Question

Simplify:
$$ \frac{-3}{2}\times \frac{-6}{5}+\frac{2}{3}+\frac{5}{6}÷\frac{7}{6}$$

Answer

**step1** Understanding the Problem

The problem asks us to simplify a mathematical expression involving multiplication, addition, and division of fractions. We need to follow the order of operations, which dictates that multiplication and division should be performed before addition. Within multiplication and division, we perform operations from left to right. Then, we perform addition from left to right.

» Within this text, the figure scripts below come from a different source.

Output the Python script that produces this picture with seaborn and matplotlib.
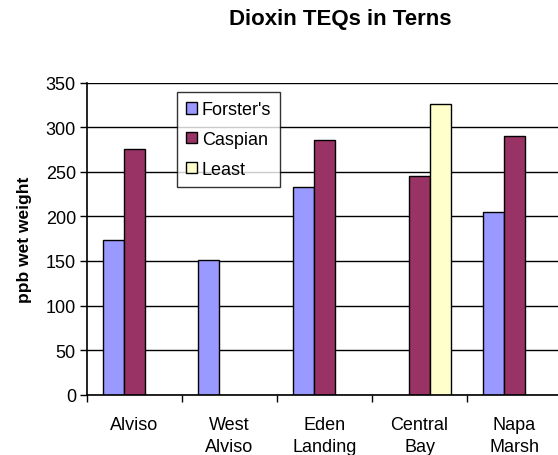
import matplotlib
matplotlib.use("Agg")
import matplotlib.pyplot as plt
import seaborn as sns
import pandas as pd
import numpy as np

sns.set_theme(style="white")
plt.rcParams['font.family'] = ['Liberation Sans', 'DejaVu Sans']
plt.rcParams['text.color'] = 'black'
plt.rcParams['axes.labelcolor'] = 'black'
plt.rcParams['xtick.color'] = 'black'
plt.rcParams['ytick.color'] = 'black'

# data
sites = ["Alviso", "West\nAlviso", "Eden\nLanding", "Central\nBay", "Napa\nMarsh"]
species = ["Forster's", "Caspian", "Least"]
forsters = [173, 151, 233, np.nan, 205]
caspian = [276, np.nan, 286, 245, 290]
least = [np.nan, np.nan, np.nan, 326, np.nan]
colors = {"Forster's": "#9999FF", "Caspian": "#993366", "Least": "#FFFFCC"}

rows = []
for s, vals in zip(species, [forsters, caspian, least]):
    for site, v in zip(sites, vals):
        rows.append({"Site": site, "TEQ": v, "Species": s})
df = pd.DataFrame(rows)

fig = plt.figure(figsize=(5.58, 4.56), dpi=100)
ax = fig.add_axes([87 / 558, 60.3 / 456, 475 / 558, 312.2 / 456])

sns.barplot(data=df, x="Site", y="TEQ", hue="Species", order=sites,
            hue_order=species, palette=colors, width=0.67, gap=0,
            edgecolor="black", linewidth=1, saturation=1, ax=ax)

ax.set_ylim(0, 350)
ax.set_xlim(-0.5, len(sites) - 0.5)
ax.set_yticks(range(0, 351, 50))
ax.yaxis.grid(True, color="black", linewidth=1)
ax.set_axisbelow(True)

for side in ["top", "right"]:
    ax.spines[side].set_visible(False)
for side in ["left", "bottom"]:
    ax.spines[side].set_color("black")
    ax.spines[side].set_linewidth(1.2)

ax.set_xticks(np.arange(len(sites) + 1) - 0.5, minor=True)
ax.tick_params(axis="x", which="major", length=0, labelsize=13, pad=15)
ax.tick_params(axis="x", which="minor", length=5, width=1, color="black", direction="out", bottom=True)
ax.tick_params(axis="y", length=5, width=1, color="black", direction="out", left=True, labelsize=13, pad=3)
for lab in ax.get_xticklabels():
    lab.set_linespacing(1.45)

ax.set_xlabel("")
ax.set_ylabel("ppb wet weight", fontsize=12.5, fontweight="bold", labelpad=10)

fig.text(340 / 558, 1 - 20 / 456, "Dioxin TEQs in Terns", ha="center", va="center",
         fontsize=16, fontweight="bold")

leg = ax.legend(loc="upper left", bbox_to_anchor=((176.7 - 87) / 475, (395.7 - 93.3) / 312.2),
                fontsize=13, frameon=True, fancybox=False, edgecolor="black",
                handlelength=0.6, handleheight=0.6, handletextpad=0.3,
                labelspacing=0.7, borderpad=0.5, borderaxespad=0)
leg.get_frame().set_linewidth(1)

fig.savefig("out.png", dpi=100)
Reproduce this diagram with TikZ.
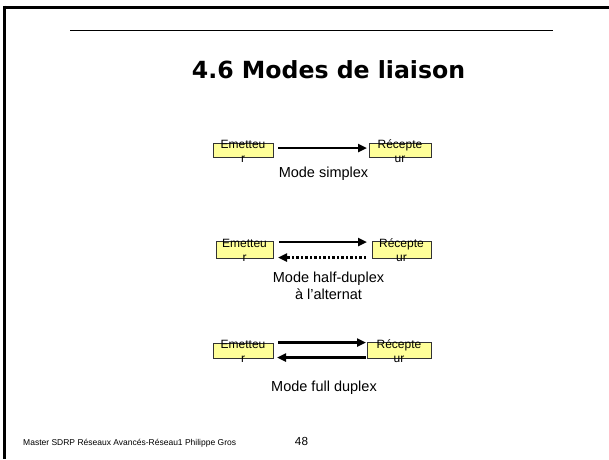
\documentclass[tikz,border=0pt]{standalone}
\usepackage{fontspec}
\setmainfont{Liberation Sans}
\newfontfamily\titlefont{DejaVu Sans}
\usetikzlibrary{arrows.meta}
\definecolor{boxyellow}{HTML}{FFFF99}
\tikzset{
  devbox/.style={draw=black!80, line width=0.6pt, fill=boxyellow},
  boxtxt/.style={anchor=base, inner sep=0pt, font=\fontsize{12}{14}\selectfont},
  lbl/.style={anchor=base, inner sep=0pt, font=\fontsize{14.5}{17}\selectfont},
  link/.style={line width=2.5pt, -{Triangle[length=9pt,width=8pt]}},
  dotlink/.style={line width=2.5pt, dash pattern=on 2.5pt off 2pt, -{Triangle[length=9pt,width=8pt]}},
}
\begin{document}
\begin{tikzpicture}[x=1pt,y=-1pt]
\useasboundingbox (0,0) rectangle (609,459);
% frame
\draw[line width=3pt] (4.5,7) coordinate (fa) -- (609,7) coordinate (fb);
\draw[line width=2.5pt] (4.5,5.5) coordinate (fc) -- (4.5,459) coordinate (fd);
\draw[line width=1pt] (70,30) coordinate (ra) -- (553,30) coordinate (rb);
\node[anchor=base, inner sep=0pt, font=\titlefont\bfseries\fontsize{23.6}{28}\selectfont] (title) at (328.5,78) {4.6 Modes de liaison};

% Row 1 simplex
\path[devbox] (213,143) rectangle (273,157);
\path[devbox] (369,143) rectangle (431,157);
\node[boxtxt] (e1a) at (243,148) {Emetteu};
\node[boxtxt] (e1b) at (243,162) {r};
\node[boxtxt] (r1a) at (400,148) {Récepte};
\node[boxtxt] (r1b) at (400,162) {ur};
\coordinate (a1s) at (278,148);
\coordinate (a1e) at (367,148);
\draw[link] (a1s) -- (a1e);
\node[lbl] (l1) at (323.5,177) {Mode simplex};

% Row 2 half duplex
\path[devbox] (216,241.5) rectangle (273,258);
\path[devbox] (372,241.5) rectangle (431,258);
\node[boxtxt] (e2a) at (244.5,247) {Emetteu};
\node[boxtxt] (e2b) at (244.5,261) {r};
\node[boxtxt] (r2a) at (401.5,247) {Récepte};
\node[boxtxt] (r2b) at (401.5,261) {ur};
\coordinate (a2s) at (279,242);
\coordinate (a2e) at (367,242);
\draw[link] (a2s) -- (a2e);
\coordinate (b2s) at (366,257.5);
\coordinate (b2e) at (278,257.5);
\draw[dotlink] (b2s) -- (b2e);
\node[lbl] (l2) at (328.5,282) {Mode half-duplex};
\node[lbl] (l2b) at (328.5,299) {à l'alternat};

% Row 3 full duplex
\path[devbox] (213,343) rectangle (273,358);
\path[devbox] (367,342.5) rectangle (431,358);
\node[boxtxt] (e3a) at (243,348) {Emetteu};
\node[boxtxt] (e3b) at (243,362) {r};
\node[boxtxt] (r3a) at (399,348) {Récepte};
\node[boxtxt] (r3b) at (399,362) {ur};
\coordinate (a3s) at (278,342.5);
\coordinate (a3e) at (366,342.5);
\draw[link] (a3s) -- (a3e);
\coordinate (b3s) at (366,357.5);
\coordinate (b3e) at (277,357.5);
\draw[link] (b3s) -- (b3e);
\node[lbl] (l3) at (324,391) {Mode full duplex};

% footer
\node[anchor=base west, inner sep=0pt, font=\fontsize{8.5}{10}\selectfont] (foot) at (23,445) {Master SDRP Réseaux Avancés-Réseau1 Philippe Gros};
\node[anchor=base, inner sep=0pt, font=\fontsize{11.7}{14}\selectfont] (page) at (301.5,445) {48};
\end{tikzpicture}
\end{document}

**step2** Performing Multiplication

First, we perform the multiplication: $$ \frac{-3}{2}\times \frac{-6}{5} $$
When multiplying two negative numbers, the result is a positive number. So, we multiply their absolute values: $$ \frac{3}{2}\times \frac{6}{5} $$
To multiply fractions, we multiply the numerators together and the denominators together:
Numerator: $$ 3 \times 6 = 18 $$
Denominator: $$ 2 \times 5 = 10 $$
So, the product is $$ \frac{18}{10} $$.
Now, we simplify the fraction $$ \frac{18}{10} $$ by dividing both the numerator and the denominator by their greatest common divisor, which is 2:
$$ \frac{18 \div 2}{10 \div 2} = \frac{9}{5} $$

**step3** Performing Division

Next, we perform the division: $$ \frac{5}{6}÷\frac{7}{6} $$
To divide by a fraction, we multiply by its reciprocal. The reciprocal of $$ \frac{7}{6} $$ is $$ \frac{6}{7} $$.
So, the operation becomes: $$ \frac{5}{6}\times \frac{6}{7} $$
Multiply the numerators: $$ 5 \times 6 = 30 $$
Multiply the denominators: $$ 6 \times 7 = 42 $$
The product is $$ \frac{30}{42} $$.
Now, we simplify the fraction $$ \frac{30}{42} $$ by dividing both the numerator and the denominator by their greatest common divisor, which is 6:
$$ \frac{30 \div 6}{42 \div 6} = \frac{5}{7} $$

**step4** Rewriting the Expression

After performing the multiplication and division, the expression now becomes:
$$ \frac{9}{5} + \frac{2}{3} + \frac{5}{7} $$

**step5** Finding a Common Denominator for Addition

To add these fractions, we need to find a common denominator. The denominators are 5, 3, and 7. Since 5, 3, and 7 are all prime numbers, their least common multiple (LCM) is their product:
$$ 5 \times 3 \times 7 = 105 $$
So, the common denominator is 105.

**step6** Converting Fractions to the Common Denominator

Now, we convert each fraction to an equivalent fraction with a denominator of 105:
For $$ \frac{9}{5} $$: We multiply the numerator and denominator by $$ \frac{105}{5} = 21 $$.
$$ \frac{9 \times 21}{5 \times 21} = \frac{189}{105} $$
For $$ \frac{2}{3} $$: We multiply the numerator and denominator by $$ \frac{105}{3} = 35 $$.
$$ \frac{2 \times 35}{3 \times 35} = \frac{70}{105} $$
For $$ \frac{5}{7} $$: We multiply the numerator and denominator by $$ \frac{105}{7} = 15 $$.
$$ \frac{5 \times 15}{7 \times 15} = \frac{75}{105} $$

**step7** Performing Addition

Now that all fractions have the same denominator, we can add their numerators:
$$ \frac{189}{105} + \frac{70}{105} + \frac{75}{105} = \frac{189 + 70 + 75}{105} $$
Add the numerators:
$$ 189 + 70 = 259 $$
$$ 259 + 75 = 334 $$
So, the sum is $$ \frac{334}{105} $$

**step8** Simplifying the Final Answer

Finally, we check if the fraction $$ \frac{334}{105} $$ can be simplified.
The prime factors of 105 are 3, 5, and 7.
We check if 334 is divisible by 3: The sum of its digits is $$ 3 + 3 + 4 = 10 $$, which is not divisible by 3.
We check if 334 is divisible by 5: Its last digit is 4, not 0 or 5.
We check if 334 is divisible by 7: $$ 334 \div 7 = 47 $$ with a remainder of 5.
Since 334 is not divisible by any of the prime factors of 105, the fraction $$ \frac{334}{105} $$ is already in its simplest form.